Not surprisingly, Al-Zamil is a staunch champion of entrepreneurship and private enterprise, having grown up around his father’s trading and real estate business, which became today’s Zamil Group.

“Government, of course, sets the guidelines, the policies, and the incentives” for development, Al-Zamil says. “But choosing projects and deciding on investments—that is the role of people in the private sector. The less the government interferes the better.”

Al-Zamil is doing his part through the Zamil Group. For instance, Sipchem built a methanol complex with the help of Mitsui & Co. and Daicel Chemical Industries and a butanediol operation with Huntsman Corp. technology.

But starting companies from scratch hasn’t been without its challenges. Sipchem hit a snag when none of the three leaders in acetic acid and vinyl acetate technology—BP, BASF, and Celanese—would license their processes to the Saudi firm.

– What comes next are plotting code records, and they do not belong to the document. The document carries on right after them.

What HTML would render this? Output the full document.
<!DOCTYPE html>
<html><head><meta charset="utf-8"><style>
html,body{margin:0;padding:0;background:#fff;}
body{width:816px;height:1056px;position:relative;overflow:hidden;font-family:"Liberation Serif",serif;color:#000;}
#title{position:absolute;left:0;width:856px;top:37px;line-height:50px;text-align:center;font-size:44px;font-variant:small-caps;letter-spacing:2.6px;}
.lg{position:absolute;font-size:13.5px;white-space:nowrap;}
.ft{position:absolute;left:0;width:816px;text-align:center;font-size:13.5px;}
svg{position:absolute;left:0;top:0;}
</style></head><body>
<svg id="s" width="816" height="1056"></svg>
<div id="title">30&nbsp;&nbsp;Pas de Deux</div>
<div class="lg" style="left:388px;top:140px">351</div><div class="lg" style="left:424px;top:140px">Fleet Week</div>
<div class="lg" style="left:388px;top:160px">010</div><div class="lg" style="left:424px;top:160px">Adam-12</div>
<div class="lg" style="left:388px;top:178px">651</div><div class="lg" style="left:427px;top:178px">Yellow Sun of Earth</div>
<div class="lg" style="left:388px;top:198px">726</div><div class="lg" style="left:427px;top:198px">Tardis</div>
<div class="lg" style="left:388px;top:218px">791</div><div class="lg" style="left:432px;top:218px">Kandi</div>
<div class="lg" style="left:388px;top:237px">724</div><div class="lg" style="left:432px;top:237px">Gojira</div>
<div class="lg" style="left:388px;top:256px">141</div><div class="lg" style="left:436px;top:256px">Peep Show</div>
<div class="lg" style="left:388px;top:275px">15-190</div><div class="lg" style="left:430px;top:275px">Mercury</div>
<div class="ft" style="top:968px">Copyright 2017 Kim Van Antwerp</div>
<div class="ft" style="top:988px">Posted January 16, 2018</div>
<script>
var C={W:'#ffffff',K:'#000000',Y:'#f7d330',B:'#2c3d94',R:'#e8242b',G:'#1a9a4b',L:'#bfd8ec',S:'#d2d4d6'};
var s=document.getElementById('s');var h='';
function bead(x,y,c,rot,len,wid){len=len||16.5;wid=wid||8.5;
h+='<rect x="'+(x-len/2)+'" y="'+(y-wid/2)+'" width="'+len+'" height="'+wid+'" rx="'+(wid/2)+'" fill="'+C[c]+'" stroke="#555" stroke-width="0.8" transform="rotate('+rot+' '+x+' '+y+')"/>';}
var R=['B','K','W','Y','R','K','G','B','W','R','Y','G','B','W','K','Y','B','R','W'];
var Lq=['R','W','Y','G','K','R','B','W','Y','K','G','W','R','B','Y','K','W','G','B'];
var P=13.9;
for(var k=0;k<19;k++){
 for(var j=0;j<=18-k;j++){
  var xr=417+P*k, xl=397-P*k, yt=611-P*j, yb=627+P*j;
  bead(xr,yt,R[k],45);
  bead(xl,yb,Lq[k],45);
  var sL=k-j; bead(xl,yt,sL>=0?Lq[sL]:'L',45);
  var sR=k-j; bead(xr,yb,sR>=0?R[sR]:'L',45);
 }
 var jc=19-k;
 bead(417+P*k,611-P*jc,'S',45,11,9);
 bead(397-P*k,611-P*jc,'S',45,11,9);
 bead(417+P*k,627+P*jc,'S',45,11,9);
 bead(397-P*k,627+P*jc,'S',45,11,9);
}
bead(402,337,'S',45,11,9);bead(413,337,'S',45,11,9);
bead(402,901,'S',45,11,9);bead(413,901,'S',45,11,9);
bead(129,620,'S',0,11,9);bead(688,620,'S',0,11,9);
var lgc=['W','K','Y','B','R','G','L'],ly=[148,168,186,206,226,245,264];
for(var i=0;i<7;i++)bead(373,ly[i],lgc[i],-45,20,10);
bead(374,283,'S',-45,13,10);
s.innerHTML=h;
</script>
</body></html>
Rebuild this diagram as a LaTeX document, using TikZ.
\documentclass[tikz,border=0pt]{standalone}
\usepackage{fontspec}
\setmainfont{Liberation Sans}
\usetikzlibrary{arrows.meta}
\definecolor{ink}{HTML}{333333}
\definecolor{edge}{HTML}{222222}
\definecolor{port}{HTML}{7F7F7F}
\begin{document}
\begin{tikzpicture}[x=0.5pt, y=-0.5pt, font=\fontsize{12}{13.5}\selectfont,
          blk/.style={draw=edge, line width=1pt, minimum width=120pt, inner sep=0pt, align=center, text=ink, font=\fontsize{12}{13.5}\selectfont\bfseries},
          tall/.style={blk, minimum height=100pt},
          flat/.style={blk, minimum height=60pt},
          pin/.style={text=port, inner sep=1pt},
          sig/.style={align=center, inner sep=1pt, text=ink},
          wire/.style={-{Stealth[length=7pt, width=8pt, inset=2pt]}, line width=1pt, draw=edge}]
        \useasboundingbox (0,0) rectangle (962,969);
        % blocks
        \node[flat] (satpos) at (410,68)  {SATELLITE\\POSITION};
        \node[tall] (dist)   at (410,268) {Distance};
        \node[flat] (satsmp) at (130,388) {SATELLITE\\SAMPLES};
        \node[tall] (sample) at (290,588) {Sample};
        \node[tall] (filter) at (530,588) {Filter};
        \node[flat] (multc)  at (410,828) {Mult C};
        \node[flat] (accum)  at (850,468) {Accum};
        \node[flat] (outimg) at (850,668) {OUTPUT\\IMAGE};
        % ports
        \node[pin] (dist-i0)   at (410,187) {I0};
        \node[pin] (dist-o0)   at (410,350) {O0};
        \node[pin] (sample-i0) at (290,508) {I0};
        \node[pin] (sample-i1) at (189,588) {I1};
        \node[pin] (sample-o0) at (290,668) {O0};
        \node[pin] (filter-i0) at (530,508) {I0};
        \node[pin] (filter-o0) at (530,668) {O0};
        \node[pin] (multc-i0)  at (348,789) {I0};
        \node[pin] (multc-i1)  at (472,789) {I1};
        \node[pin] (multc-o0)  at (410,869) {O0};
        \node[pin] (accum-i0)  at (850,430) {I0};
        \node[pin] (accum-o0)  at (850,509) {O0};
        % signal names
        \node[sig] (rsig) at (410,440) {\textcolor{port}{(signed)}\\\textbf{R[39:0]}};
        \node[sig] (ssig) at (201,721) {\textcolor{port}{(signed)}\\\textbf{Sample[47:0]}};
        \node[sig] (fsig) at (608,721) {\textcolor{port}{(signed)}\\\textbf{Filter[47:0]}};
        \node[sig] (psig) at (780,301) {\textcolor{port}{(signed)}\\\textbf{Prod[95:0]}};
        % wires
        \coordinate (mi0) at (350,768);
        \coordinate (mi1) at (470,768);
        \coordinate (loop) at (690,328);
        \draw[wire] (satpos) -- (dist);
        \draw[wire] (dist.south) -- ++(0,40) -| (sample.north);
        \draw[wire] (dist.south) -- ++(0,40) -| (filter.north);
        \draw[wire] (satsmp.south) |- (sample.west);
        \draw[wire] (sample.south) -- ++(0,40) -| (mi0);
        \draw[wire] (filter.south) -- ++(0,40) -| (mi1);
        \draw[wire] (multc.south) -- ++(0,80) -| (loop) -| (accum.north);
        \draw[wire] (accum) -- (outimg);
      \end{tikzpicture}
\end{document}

It instead had to license acetic acid technology from Eastman Chemical and vinyl acetate technology from DuPont to build a complex in Al Jubail.

Al-Zamil sees private industrial development in Saudi Arabia as the realization of a larger national goal. Oil is still a huge part of the country’s industry. Downstream manufacturing “only represents 11% of our gross domestic product,” Al-Zamil laments.

“For Saudi Arabia to be considered an industrialized country, manufacturing should represent gross domestic product in the region of 22%,” Al-Zamil says. “We still have a way to go. But with the groundwork being laid, and the infrastructure, financing, and technical skills available, that goal is achievable.”